Liberal Construction of the UCC
The court emphasized the importance of a liberal construction of the UCC to promote its underlying purposes and policies. This approach was crucial in deciding whether McDonald's failure to make a written demand for assurance could still trigger the protections of Section 2-609. The court cited other cases, such as Pittsburgh-Des Moines Steel Co. v. Brookhaven Manor Water Co., to support the view that a rigid, formalistic interpretation of the UCC would not serve its goals. By focusing on the intent and the circumstances surrounding the parties' actions, the court determined that McDonald's demand for assurance, although not written, was sufficiently clear and understood by AMF. This interpretation aligned with the UCC's aim to facilitate fair and efficient commercial transactions.
Court's Conclusion
The court concluded that McDonald's was justified in canceling the orders for the 72C cash registers due to AMF's failure to provide adequate assurance of performance.
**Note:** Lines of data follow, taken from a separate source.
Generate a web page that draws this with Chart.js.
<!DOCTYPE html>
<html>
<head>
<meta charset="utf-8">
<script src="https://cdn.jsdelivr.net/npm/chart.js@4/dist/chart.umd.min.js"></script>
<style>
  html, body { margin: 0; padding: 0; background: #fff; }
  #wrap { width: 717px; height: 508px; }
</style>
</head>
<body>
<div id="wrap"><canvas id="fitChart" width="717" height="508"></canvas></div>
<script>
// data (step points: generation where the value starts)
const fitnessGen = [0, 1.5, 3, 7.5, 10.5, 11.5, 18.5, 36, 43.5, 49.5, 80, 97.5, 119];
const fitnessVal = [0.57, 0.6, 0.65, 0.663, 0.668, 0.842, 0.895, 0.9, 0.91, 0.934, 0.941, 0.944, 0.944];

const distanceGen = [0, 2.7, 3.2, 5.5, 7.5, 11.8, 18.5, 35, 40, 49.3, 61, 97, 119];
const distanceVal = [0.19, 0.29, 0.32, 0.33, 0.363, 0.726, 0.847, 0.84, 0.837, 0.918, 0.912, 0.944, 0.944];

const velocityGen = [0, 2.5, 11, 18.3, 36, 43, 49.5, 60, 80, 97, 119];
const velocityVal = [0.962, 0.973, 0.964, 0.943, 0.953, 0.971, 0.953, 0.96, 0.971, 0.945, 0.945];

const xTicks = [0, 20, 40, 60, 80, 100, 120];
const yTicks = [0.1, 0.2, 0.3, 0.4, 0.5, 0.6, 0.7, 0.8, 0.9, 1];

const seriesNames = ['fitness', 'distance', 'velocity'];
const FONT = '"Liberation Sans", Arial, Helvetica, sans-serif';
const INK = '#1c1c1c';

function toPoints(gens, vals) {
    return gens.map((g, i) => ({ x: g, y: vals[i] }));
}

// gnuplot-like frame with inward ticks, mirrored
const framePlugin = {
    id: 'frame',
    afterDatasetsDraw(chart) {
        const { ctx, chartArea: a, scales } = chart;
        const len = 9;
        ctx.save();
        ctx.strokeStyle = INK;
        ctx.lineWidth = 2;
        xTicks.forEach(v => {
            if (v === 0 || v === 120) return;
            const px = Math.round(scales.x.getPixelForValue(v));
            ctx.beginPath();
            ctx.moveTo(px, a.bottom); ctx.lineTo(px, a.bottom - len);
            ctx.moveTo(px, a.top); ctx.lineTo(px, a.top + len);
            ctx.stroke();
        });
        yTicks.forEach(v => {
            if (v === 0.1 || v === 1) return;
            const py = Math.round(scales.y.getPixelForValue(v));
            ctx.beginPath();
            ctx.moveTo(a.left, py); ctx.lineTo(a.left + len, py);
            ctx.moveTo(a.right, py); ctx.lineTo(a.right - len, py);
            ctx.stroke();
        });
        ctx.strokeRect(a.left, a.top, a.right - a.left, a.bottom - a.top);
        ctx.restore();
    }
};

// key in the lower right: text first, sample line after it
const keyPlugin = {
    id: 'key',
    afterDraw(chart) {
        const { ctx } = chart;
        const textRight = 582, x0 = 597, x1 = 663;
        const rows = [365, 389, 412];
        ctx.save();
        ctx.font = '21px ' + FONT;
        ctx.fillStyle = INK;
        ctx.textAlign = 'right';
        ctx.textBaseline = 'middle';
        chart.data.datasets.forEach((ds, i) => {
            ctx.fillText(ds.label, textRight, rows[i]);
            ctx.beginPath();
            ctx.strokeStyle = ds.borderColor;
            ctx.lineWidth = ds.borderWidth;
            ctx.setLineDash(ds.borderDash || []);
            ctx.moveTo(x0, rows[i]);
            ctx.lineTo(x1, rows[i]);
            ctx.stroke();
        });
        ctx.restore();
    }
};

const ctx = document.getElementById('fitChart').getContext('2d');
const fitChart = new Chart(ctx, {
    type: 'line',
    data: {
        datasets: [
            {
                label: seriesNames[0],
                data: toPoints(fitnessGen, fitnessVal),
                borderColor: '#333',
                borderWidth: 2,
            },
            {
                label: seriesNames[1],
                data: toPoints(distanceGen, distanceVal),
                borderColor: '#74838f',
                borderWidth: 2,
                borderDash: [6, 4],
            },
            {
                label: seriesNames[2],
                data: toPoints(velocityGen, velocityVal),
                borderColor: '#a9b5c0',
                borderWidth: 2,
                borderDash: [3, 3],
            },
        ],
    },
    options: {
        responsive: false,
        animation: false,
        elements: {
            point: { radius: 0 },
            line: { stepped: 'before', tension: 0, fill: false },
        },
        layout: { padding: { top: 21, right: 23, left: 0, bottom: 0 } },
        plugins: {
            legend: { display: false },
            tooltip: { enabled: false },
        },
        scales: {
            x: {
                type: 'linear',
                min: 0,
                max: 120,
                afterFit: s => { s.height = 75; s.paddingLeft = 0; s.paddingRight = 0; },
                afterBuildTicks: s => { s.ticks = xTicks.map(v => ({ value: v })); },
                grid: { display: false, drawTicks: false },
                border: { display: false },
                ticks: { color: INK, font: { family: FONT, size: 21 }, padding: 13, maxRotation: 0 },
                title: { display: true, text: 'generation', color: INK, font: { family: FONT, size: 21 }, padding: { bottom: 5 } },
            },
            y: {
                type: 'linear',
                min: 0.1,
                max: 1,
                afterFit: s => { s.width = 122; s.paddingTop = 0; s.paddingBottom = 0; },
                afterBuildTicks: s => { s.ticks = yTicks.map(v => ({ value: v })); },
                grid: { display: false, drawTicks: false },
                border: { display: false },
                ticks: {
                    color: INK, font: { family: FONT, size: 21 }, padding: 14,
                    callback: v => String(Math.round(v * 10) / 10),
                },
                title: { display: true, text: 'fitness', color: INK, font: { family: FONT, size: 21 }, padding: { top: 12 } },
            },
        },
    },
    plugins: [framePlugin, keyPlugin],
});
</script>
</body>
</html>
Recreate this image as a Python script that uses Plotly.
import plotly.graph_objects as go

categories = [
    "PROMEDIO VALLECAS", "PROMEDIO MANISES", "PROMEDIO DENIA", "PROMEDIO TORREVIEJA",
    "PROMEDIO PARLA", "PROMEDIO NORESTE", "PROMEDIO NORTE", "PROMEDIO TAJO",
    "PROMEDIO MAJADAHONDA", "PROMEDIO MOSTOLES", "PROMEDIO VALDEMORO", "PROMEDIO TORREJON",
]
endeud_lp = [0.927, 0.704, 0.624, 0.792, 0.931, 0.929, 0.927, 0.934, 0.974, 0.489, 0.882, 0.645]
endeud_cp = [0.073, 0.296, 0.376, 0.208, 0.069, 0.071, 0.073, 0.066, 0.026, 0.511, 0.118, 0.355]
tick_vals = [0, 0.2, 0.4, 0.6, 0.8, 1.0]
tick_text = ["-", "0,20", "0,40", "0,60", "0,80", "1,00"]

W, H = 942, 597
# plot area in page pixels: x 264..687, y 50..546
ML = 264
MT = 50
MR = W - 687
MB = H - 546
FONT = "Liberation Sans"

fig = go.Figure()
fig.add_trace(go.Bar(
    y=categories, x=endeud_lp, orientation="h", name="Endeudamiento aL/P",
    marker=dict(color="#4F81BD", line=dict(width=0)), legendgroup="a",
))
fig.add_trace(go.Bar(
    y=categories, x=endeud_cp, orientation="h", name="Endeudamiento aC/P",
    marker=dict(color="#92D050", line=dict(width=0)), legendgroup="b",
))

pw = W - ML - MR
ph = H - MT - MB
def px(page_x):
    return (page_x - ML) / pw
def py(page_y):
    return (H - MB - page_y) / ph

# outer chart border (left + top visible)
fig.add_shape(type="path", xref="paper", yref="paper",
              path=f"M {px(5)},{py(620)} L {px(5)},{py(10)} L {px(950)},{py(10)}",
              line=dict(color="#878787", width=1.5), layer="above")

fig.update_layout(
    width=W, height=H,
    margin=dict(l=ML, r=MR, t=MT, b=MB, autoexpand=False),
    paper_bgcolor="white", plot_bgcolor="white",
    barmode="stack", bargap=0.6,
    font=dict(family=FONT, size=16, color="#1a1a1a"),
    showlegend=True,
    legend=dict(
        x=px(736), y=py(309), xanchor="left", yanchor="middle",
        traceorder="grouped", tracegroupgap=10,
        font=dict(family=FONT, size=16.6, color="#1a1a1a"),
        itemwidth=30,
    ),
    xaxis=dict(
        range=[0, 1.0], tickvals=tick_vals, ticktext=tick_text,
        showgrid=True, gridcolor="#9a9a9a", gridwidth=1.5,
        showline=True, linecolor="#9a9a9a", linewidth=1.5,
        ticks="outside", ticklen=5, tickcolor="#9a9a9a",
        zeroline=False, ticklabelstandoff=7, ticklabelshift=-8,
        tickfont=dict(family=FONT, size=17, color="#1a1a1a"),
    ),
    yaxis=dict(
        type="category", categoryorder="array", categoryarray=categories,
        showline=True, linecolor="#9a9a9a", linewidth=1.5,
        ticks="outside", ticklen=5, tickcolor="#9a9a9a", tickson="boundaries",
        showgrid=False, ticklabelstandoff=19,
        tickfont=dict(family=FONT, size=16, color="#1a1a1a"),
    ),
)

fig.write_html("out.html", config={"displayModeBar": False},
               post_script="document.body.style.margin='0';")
This decision was based on the application of Sections 2-609 and 2-610 of the UCC, which allowed McDonald's to demand assurance and treat AMF's lack of response as a repudiation of the contract. The court found that McDonald's had reasonable grounds for insecurity, given the prototype's performance issues and AMF's inability to guarantee that future units would meet the required standards. This justified McDonald's suspension of its performance and ultimately led to the cancellation of the orders, as permitted by Section 2-711. The court affirmed the district court's judgment, supporting McDonald's right to cancel the contracts under the UCC.